Implications of the Unfair Trade Practices Act
The court highlighted that under West Virginia's Unfair Trade Practices Act (UTPA), a claim for unfair claims practices could potentially exist without a finding of wrongful denial of coverage, particularly if the claim was based on the insurer's general business practices. However, the court pointed out that the specific allegations made in Count Three were insufficient to support a claim under the UTPA as they primarily stemmed from the insurers' actions surrounding the appraisal process and the refusal to pay the full claim. The court noted that mere allegations of unfairness, without substantial factual support, did not meet the threshold necessary to establish a viable claim under the UTPA. The court further indicated that although UTPA violations could form the basis for liability, the Greenbrier's claims in Count Three were not sufficiently distinct from the issues already addressed in Counts One and Two.

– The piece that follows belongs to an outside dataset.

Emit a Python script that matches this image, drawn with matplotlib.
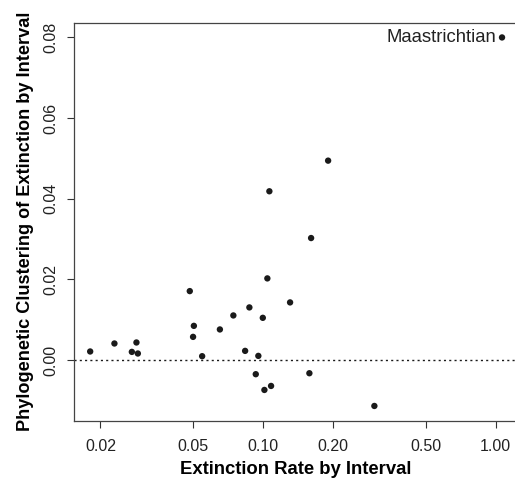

Reconsideration and its Limitations
In addressing the Greenbrier's motion for reconsideration, the court applied the standard under Rule 59(e), which allows for altering or amending a judgment under specific circumstances, such as the emergence of new evidence or correcting a clear error of law. The court found that the Greenbrier's arguments did not meet these criteria, as they were primarily reiterations of previously litigated points rather than new legal theories or evidence. The court stated that motions for reconsideration should not serve as an opportunity to rehash arguments that could have been raised during the initial proceedings. Thus, the court concluded that the Greenbrier's motion for reconsideration failed to demonstrate any manifest injustice that would warrant altering the prior judgments on Counts One and Two, leading to the denial of the motion.
Conclusion of the Court
Ultimately, the court denied the Greenbrier's motion for reconsideration and upheld the dismissal of Count Three. The court recognized the importance of allowing the Greenbrier to present its arguments regarding Count Three with a more thorough analysis. However, it maintained that the factual basis for Count Three did not survive the earlier judgments regarding Counts One and Two, which had established that the insurers acted appropriately in their dealings with the Greenbrier. The court underscored that without independent grounds for damages, Count Three could not proceed. Following the comprehensive review, the court directed the Clerk to communicate its order to all parties involved in the case.